Regulated cell death and inflammasome activation in gut injury following traumatic surgery in vitro and in vivo: implication for postoperative death due to multiorgan dysfunction
**Postoperative Multi-Organ Dysfunction (MOD) and the Role of Necroptosis in Intestinal Injury**
Postoperative multi-organ dysfunction (MOD) remains a significant cause of mortality and morbidity. Necroptosis, a programmed form of cell death, has been linked to various forms of organ damage; however, its role in promoting inflammation is not fully understood. This study explores the involvement of necroptosis and the NLRP3 inflammasome in small intestinal injury following traumatic surgical procedures.
To investigate these mechanisms, we used two animal models: kidney transplantation in rats and renal ischemia-reperfusion (I/R) in mice, both simulating traumatic and laparotomic surgeries.
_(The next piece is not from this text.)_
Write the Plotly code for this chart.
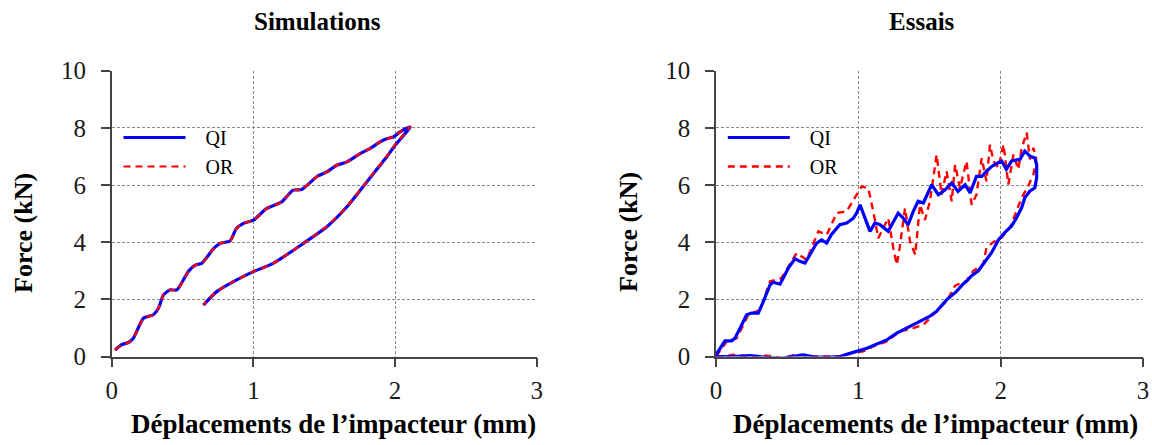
import plotly.graph_objects as go

# ---------------- Data ----------------
sim_qi_x = [0.024, 0.07, 0.118, 0.153, 0.224, 0.294, 0.33, 0.365, 0.41, 0.46, 0.54, 0.59, 0.635,
            0.72, 0.765, 0.835, 0.88, 0.93, 1.0, 1.094, 1.165, 1.2, 1.28, 1.34, 1.447, 1.518,
            1.588, 1.66, 1.753, 1.824, 1.894, 1.94, 1.988, 2.035, 2.106,
            2.0, 1.94, 1.8, 1.66, 1.518, 1.353, 1.14, 1.0, 0.859, 0.741, 0.647]
sim_qi_y = [0.23, 0.41, 0.49, 0.64, 1.34, 1.46, 1.69, 2.15, 2.33, 2.33, 2.97, 3.2, 3.26,
            3.78, 3.96, 4.04, 4.48, 4.66, 4.77, 5.18, 5.33, 5.41, 5.82, 5.84, 6.29, 6.46,
            6.69, 6.81, 7.10, 7.28, 7.51, 7.62, 7.68, 7.86, 8.03,
            7.39, 6.98, 6.11, 5.24, 4.54, 3.96, 3.26, 2.97, 2.62, 2.27, 1.80]
sim_or_x = [0.024, 0.07, 0.118, 0.153, 0.224, 0.294, 0.33, 0.365, 0.41, 0.46, 0.54, 0.59, 0.635,
            0.72, 0.765, 0.835, 0.88, 0.93, 1.0, 1.094, 1.165, 1.2, 1.28, 1.34, 1.447, 1.518,
            1.588, 1.66, 1.753, 1.824, 1.894, 1.94, 1.988, 2.035, 2.106,
            2.0, 1.94, 1.8, 1.66, 1.518, 1.353, 1.14, 1.0, 0.859, 0.741, 0.647]
sim_or_y = [0.23, 0.41, 0.49, 0.64, 1.34, 1.46, 1.69, 2.15, 2.33, 2.33, 2.97, 3.2, 3.26,
            3.78, 3.96, 4.04, 4.48, 4.66, 4.77, 5.18, 5.33, 5.41, 5.82, 5.84, 6.29, 6.46,
            6.69, 6.81, 7.10, 7.28, 7.51, 7.62, 7.68, 7.86, 8.03,
            7.41, 7.00, 6.12, 5.25, 4.55, 3.96, 3.26, 2.97, 2.62, 2.27, 1.80]

exp_qi_x = [0, 0.028, 0.063, 0.11, 0.133, 0.169, 0.215, 0.25, 0.297, 0.333, 0.38, 0.403, 0.45,
            0.508, 0.555, 0.59, 0.625, 0.66, 0.707, 0.742, 0.778, 0.81, 0.87, 0.918, 0.965,
            0.988, 1.012, 1.047, 1.082, 1.117, 1.152, 1.21, 1.246, 1.28, 1.316, 1.35, 1.386,
            1.42, 1.457, 1.49, 1.515, 1.562, 1.61, 1.656, 1.70, 1.75, 1.785, 1.83, 1.867, 1.90,
            1.937, 1.98, 2.007, 2.04, 2.077, 2.136, 2.17, 2.206, 2.24, 2.253,
            2.253, 2.24, 2.206, 2.17, 2.148, 2.112, 2.077, 2.03, 1.984, 1.937, 1.90, 1.843,
            1.796, 1.76, 1.738, 1.69, 1.62, 1.55, 1.50, 1.433, 1.34, 1.27, 1.2, 1.13, 1.06,
            0.988, 0.918, 0.87, 0.778, 0.684, 0.614, 0.543, 0.45, 0.356, 0.239, 0.122, 0]
exp_qi_y = [0.06, 0.29, 0.55, 0.55, 0.64, 0.99, 1.46, 1.52, 1.52, 1.93, 2.51, 2.60, 2.53,
            3.09, 3.42, 3.33, 3.27, 3.56, 3.97, 4.08, 3.97, 4.26, 4.61, 4.67, 4.84,
            5.02, 5.31, 4.84, 4.38, 4.67, 4.61, 4.38, 4.73, 5.02, 4.84, 4.61, 5.08,
            5.43, 5.37, 5.72, 6.01, 5.66, 5.83, 6.07, 5.78, 6.01, 5.72, 6.30, 6.30, 6.48,
            6.65, 6.77, 6.84, 6.55, 6.84, 6.90, 7.19, 7.01, 6.95, 6.72,
            6.26, 5.90, 5.79, 5.56, 5.21, 4.86, 4.57, 4.34, 4.08, 3.64, 3.40, 3.00,
            2.83, 2.63, 2.55, 2.28, 1.98, 1.58, 1.40, 1.23, 0.99, 0.82, 0.58, 0.43, 0.29,
            0.18, 0.08, 0.0, -0.03, -0.01, 0.06, 0.0, -0.06, -0.03, 0.03, 0.0, 0.0]

exp_or_x = [0, 0.075, 0.145, 0.227, 0.31, 0.38, 0.46, 0.567, 0.637, 0.719, 0.778, 0.848, 0.918,
            0.988, 1.023, 1.07, 1.105, 1.14, 1.176, 1.21, 1.246, 1.27, 1.29, 1.328, 1.363, 1.4,
            1.433, 1.468, 1.503, 1.55, 1.585, 1.62, 1.656, 1.68, 1.714, 1.76, 1.796, 1.83, 1.867,
            1.90, 1.925, 1.95, 1.984, 2.02, 2.054, 2.09, 2.124, 2.148, 2.183, 2.206, 2.23, 2.25,
            2.23, 2.194, 2.148, 2.112, 2.066, 2.007, 1.948, 1.90, 1.878, 1.808, 1.76, 1.68, 1.62,
            1.527, 1.457, 1.386, 1.293, 1.2, 1.105, 1.035, 0.94, 0.87, 0.8, 0.66, 0.567, 0.473,
            0.356, 0.25, 0.122, 0.05, 0]
exp_or_y = [0, 0.53, 0.64, 1.46, 1.63, 2.63, 2.74, 3.62, 3.38, 4.38, 4.26, 5.02, 5.08,
            5.66, 5.95, 5.89, 5.08, 4.14, 4.49, 4.84, 3.79, 3.21, 3.79, 5.19, 4.03, 3.56,
            5.31, 4.78, 5.43, 7.06, 5.66, 6.48, 5.43, 6.71, 5.89, 6.83, 5.31, 5.66, 6.94,
            6.13, 7.41, 6.83, 6.60, 7.42, 6.02, 7.07, 6.55, 7.30, 7.83, 6.90, 7.30, 6.90,
            6.37, 5.97, 5.56, 5.09, 4.51, 4.16, 4.00, 3.81, 3.23, 3.00, 2.65, 2.48, 1.93,
            1.46, 1.11, 0.99, 0.88, 0.53, 0.35, 0.18, 0.12, 0.0, 0.0, 0.0, 0.08, -0.06,
            0.03, 0.0, 0.06, 0.0, 0]

x_ticks = [0, 1, 2, 3]
y_ticks = [0, 2, 4, 6, 8, 10]
series_names = ["QI", "OR"]
panel_titles = ["Simulations", "Essais"]
x_title = "Déplacements de l’impacteur (mm)"
y_title = "Force (kN)"

# ---------------- Layout helpers ----------------
W, H = 1152, 445


def px(x):
    return x / W


def py(y):
    return 1 - y / H


FONT = "Liberation Serif"
BLUE = "#0000ff"
RED = "#ff0000"
LEG_PAD = "\u00a0\u00a0\u00a0"

fig = go.Figure()

fig.add_trace(go.Scatter(x=sim_qi_x, y=sim_qi_y, mode="lines", name=LEG_PAD + series_names[0],
                         line=dict(color=BLUE, width=3.2, shape="spline", smoothing=0.6),
                         xaxis="x", yaxis="y", legend="legend"))
fig.add_trace(go.Scatter(x=sim_or_x, y=sim_or_y, mode="lines", name=LEG_PAD + series_names[1],
                         line=dict(color=RED, width=2.2, dash="7px,5px", shape="spline", smoothing=0.6),
                         xaxis="x", yaxis="y", legend="legend"))
fig.add_trace(go.Scatter(x=exp_or_x, y=exp_or_y, mode="lines", name=LEG_PAD + series_names[1],
                         line=dict(color=RED, width=2.4, dash="7px,5px"),
                         xaxis="x2", yaxis="y2", legend="legend2"))
fig.add_trace(go.Scatter(x=exp_qi_x, y=exp_qi_y, mode="lines", name=LEG_PAD + series_names[0],
                         line=dict(color=BLUE, width=3.2),
                         xaxis="x2", yaxis="y2", legend="legend2"))

axis_common = dict(
    showgrid=True, gridcolor="#8a8a8a", gridwidth=1, griddash="3px,2px",
    showline=True, linecolor="#444444", linewidth=1.5,
    ticks="outside", ticklen=9, tickwidth=1.5, tickcolor="#444444",
    zeroline=False, automargin=False, fixedrange=True,
    tickfont=dict(family=FONT, size=25, color="#1a1a1a"),
)

xd1 = [px(111.7), px(536.8)]
xd2 = [px(716.0), px(1143.0)]
yd = [py(356.5), py(70.7)]

legend_common = dict(xanchor="left", yanchor="top", bgcolor="rgba(255,255,255,0)", borderwidth=0,
                     itemwidth=62, font=dict(family=FONT, size=20, color="black"), tracegroupgap=0)

fig.update_layout(
    width=W, height=H,
    margin=dict(l=0, r=0, t=0, b=0),
    paper_bgcolor="white", plot_bgcolor="white",
    template="none",
    xaxis=dict(domain=xd1, range=[0, 3], tickvals=x_ticks, anchor="y", ticklabelstandoff=2, **axis_common),
    yaxis=dict(domain=yd, range=[0, 10], tickvals=y_ticks, anchor="x", ticklabelstandoff=10, **axis_common),
    xaxis2=dict(domain=xd2, range=[0, 3], tickvals=x_ticks, anchor="y2", ticklabelstandoff=2, **axis_common),
    yaxis2=dict(domain=yd, range=[0, 10], tickvals=y_ticks, anchor="x2", ticklabelstandoff=10, **axis_common),
    legend=dict(x=px(118.5), y=py(118), traceorder="normal", **legend_common),
    legend2=dict(x=px(722.8), y=py(118), traceorder="reversed", **legend_common),
    showlegend=True,
)

title_font = dict(family=FONT, size=25, color="black")
xtitle_font = dict(family=FONT, size=27, color="black")
ytitle_font = dict(family=FONT, size=26, color="black")
ann = []
for txt, cx in zip(panel_titles, [317.5, 922.0]):
    ann.append(dict(text=f"<b>{txt}</b>", x=px(cx), y=py(22), xref="paper", yref="paper",
                    xanchor="center", yanchor="middle", showarrow=False, font=title_font))
for cx in [333.0, 935.0]:
    ann.append(dict(text=f"<b>{x_title}</b>", x=px(cx), y=py(424), xref="paper", yref="paper",
                    xanchor="center", yanchor="middle", showarrow=False, font=xtitle_font))
for cx, cy in [(23.0, 233.0), (628.0, 232.0)]:
    ann.append(dict(text=f"<b>{y_title}</b>", x=px(cx), y=py(cy), xref="paper", yref="paper",
                    xanchor="center", yanchor="middle", showarrow=False, textangle=-90, font=ytitle_font))
fig.update_layout(annotations=ann)

fig.write_html(
    "out.html",
    config={"displayModeBar": False},
    post_script="document.body.style.margin='0';document.body.style.overflow='hidden';",
)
The activation of necroptosis and inflammasomes in the small intestine post-surgery was assessed, with some groups receiving the RIPK1 inhibitor necrostatin-1s (Nec-1s) as a treatment.
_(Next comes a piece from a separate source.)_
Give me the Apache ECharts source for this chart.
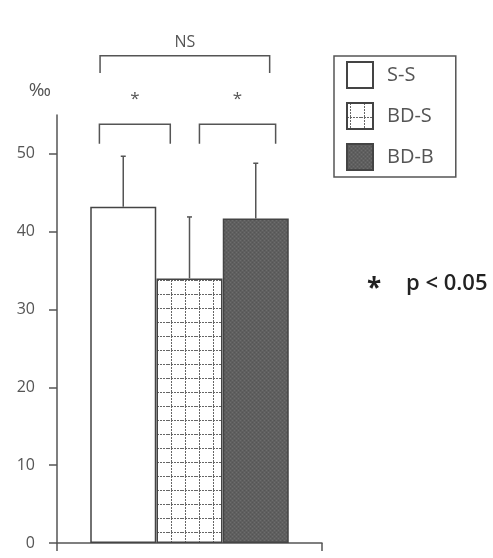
<!DOCTYPE html>
<html>
<head>
<meta charset="utf-8">
<script src="https://cdn.jsdelivr.net/npm/echarts@6/dist/echarts.min.js"></script>
<style>
  html, body { margin: 0; padding: 0; background: #fff; }
  #chart { width: 493px; height: 558px; }
</style>
</head>
<body>
<div id="chart"></div>
<script>
// groups and values
const categories = ['S-S', 'BD-S', 'BD-B'];
const positions = [1, 2, 3];
const means = [43.2, 34.0, 41.7];
const upperErr = [49.7, 41.9, 48.8];
const yTicks = [0, 10, 20, 30, 40, 50];

// brackets: [from x, to x, top y, leg end y, label, label y]
const brackets = [
  [0.65, 3.21, 62.6, 60.4, 'NS', 64.3],
  [0.64, 1.71, 53.8, 51.3, '*', 57.0],
  [2.15, 3.30, 53.8, 51.3, '*', 57.0]
];

const lineColor = '#555';

// dotted grid tile for BD-S
function gridPattern() {
  const c = document.createElement('canvas');
  c.width = 14; c.height = 14;
  const g = c.getContext('2d');
  g.fillStyle = '#fff';
  g.fillRect(0, 0, 14, 14);
  g.strokeStyle = '#666';
  g.lineWidth = 1;
  g.setLineDash([2, 1]);
  g.beginPath();
  g.moveTo(3.5, 0); g.lineTo(3.5, 14);
  g.moveTo(0, 0.5); g.lineTo(14, 0.5);
  g.stroke();
  return c;
}

// stippled dark tile for BD-B
function darkPattern() {
  const c = document.createElement('canvas');
  c.width = 4; c.height = 4;
  const g = c.getContext('2d');
  g.fillStyle = '#5f5f5f';
  g.fillRect(0, 0, 4, 4);
  g.fillStyle = '#6d6d6d';
  g.fillRect(0, 0, 1, 1);
  g.fillRect(2, 2, 1, 1);
  g.fillStyle = '#555';
  g.fillRect(2, 0, 1, 1);
  g.fillRect(0, 2, 1, 1);
  return c;
}

const fills = [
  '#ffffff',
  { image: gridPattern(), repeat: 'repeat' },
  { image: darkPattern(), repeat: 'repeat' }
];

const chart = echarts.init(document.getElementById('chart'));

const barSeries = categories.map((name, i) => ({
  name: name,
  type: 'bar',
  barWidth: 66,
  barGap: '-100%',
  data: [[positions[i], means[i]]],
  itemStyle: {
    color: fills[i],
    borderColor: '#444',
    borderWidth: 1.5
  },
  z: 2
}));

const option = {
  animation: false,
  textStyle: { fontFamily: 'Open Sans' },
  grid: { left: 57, right: 171, top: 115, bottom: 15, containLabel: false },
  legend: {
    data: categories,
    orient: 'vertical',
    left: 334,
    top: 56,
    padding: [5, 22, 6, 12],
    itemWidth: 26,
    itemHeight: 26,
    itemGap: 13,
    icon: 'rect',
    borderColor: lineColor,
    borderWidth: 1.5,
    textStyle: { color: lineColor, fontSize: 20, padding: [0, 0, 0, 9] }
  },
  xAxis: {
    type: 'value',
    min: 0,
    max: 4,
    interval: 4,
    axisLine: { show: true, lineStyle: { color: lineColor, width: 1.5 } },
    axisTick: { show: true, length: 8, lineStyle: { color: lineColor, width: 1.5 } },
    axisLabel: { show: false },
    splitLine: { show: false }
  },
  yAxis: {
    type: 'value',
    min: 0,
    max: 55,
    name: '‰',
    nameLocation: 'end',
    nameGap: 24,
    nameTextStyle: { color: lineColor, fontSize: 19, align: 'right', verticalAlign: 'middle', padding: [0, 6, 0, 0] },
    axisLine: { show: true, lineStyle: { color: lineColor, width: 1.5 } },
    axisTick: { show: true, length: 8, customValues: yTicks, lineStyle: { color: lineColor, width: 1.5 } },
    axisLabel: { customValues: yTicks, color: lineColor, fontSize: 16, margin: 22 },
    splitLine: { show: false }
  },
  series: [
    ...barSeries,
    {
      type: 'custom',
      z: 3,
      data: positions.map((p, i) => [p, means[i], upperErr[i]]),
      renderItem: (params, api) => {
        const base = api.coord([api.value(0), api.value(1)]);
        const top = api.coord([api.value(0), api.value(2)]);
        return {
          type: 'group',
          children: [
            { type: 'line', shape: { x1: base[0], y1: base[1], x2: top[0], y2: top[1] },
              style: { stroke: lineColor, lineWidth: 1.5 } },
            { type: 'line', shape: { x1: top[0] - 2.5, y1: top[1], x2: top[0] + 2.5, y2: top[1] },
              style: { stroke: lineColor, lineWidth: 1.5 } }
          ]
        };
      }
    },
    {
      type: 'custom',
      clip: false,
      z: 3,
      data: brackets,
      renderItem: (params, api) => {
        const a = api.coord([api.value(0), api.value(2)]);
        const b = api.coord([api.value(1), api.value(2)]);
        const legY = api.coord([api.value(0), api.value(3)])[1];
        const txt = api.coord([(api.value(0) + api.value(1)) / 2, api.value(5)]);
        const label = brackets[params.dataIndex][4];
        return {
          type: 'group',
          children: [
            { type: 'polyline', shape: { points: [[a[0], legY], a, b, [b[0], legY]] },
              style: { stroke: lineColor, lineWidth: 1.5, fill: null } },
            { type: 'text', x: txt[0], y: txt[1],
              style: { text: label, fill: lineColor, fontSize: label === 'NS' ? 16 : 17,
                       fontFamily: 'Open Sans', align: 'center', verticalAlign: 'middle' } }
          ]
        };
      }
    }
  ],
  graphic: [
    { type: 'text', left: 367, top: 277,
      style: { text: '*', fill: '#222', fontSize: 26, fontWeight: 'bold', fontFamily: 'Open Sans' } },
    { type: 'text', left: 406, top: 273,
      style: { text: 'p < 0.05', fill: '#222', fontSize: 22, fontWeight: 600, fontFamily: 'Open Sans' } }
  ]
};

chart.setOption(option);
</script>
</body>
</html>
Additionally, necroptosis was induced in vitro in human colonic epithelial cancer cells (Caco-2) using a combination of tumor necrosis factor-alpha (TNFα), SMAC mimetic (LCL-161), and pan-caspase inhibitor (Q-VD-Oph), collectively referred to as TLQ. Necroptosis was blocked using either Nec-1s or the MLKL inhibitor necrosulfonamide (NSA) to assess its impact on inflammasome activity.
Results showed that renal transplantation and I/R injury upregulated key necroptosis markers—RIPK1, RIPK3, and phosphorylated MLKL—as well as inflammasome components, including P2X7 receptor, NLRP3, and caspase-1, in the small intestine within 24 hours. Treatment with Nec-1s suppressed inflammasome activation. In Caco-2 cells, TLQ treatment triggered NLRP3 inflammasome activation, promoted caspase-1 and IL-1β cleavage, and stimulated the release of extracellular ATP. Blocking necroptosis with NSA inhibited TLQ-induced inflammasome activity and ATP release.
These findings suggest that necroptosis and the NLRP3 inflammasome work synergistically to exacerbate postoperative small intestinal injury, partly through ATP-mediated purinergic signaling. Targeting the necroptosis-inflammasome axis could represent a novel therapeutic approach to mitigate postoperative MOD in critical care settings.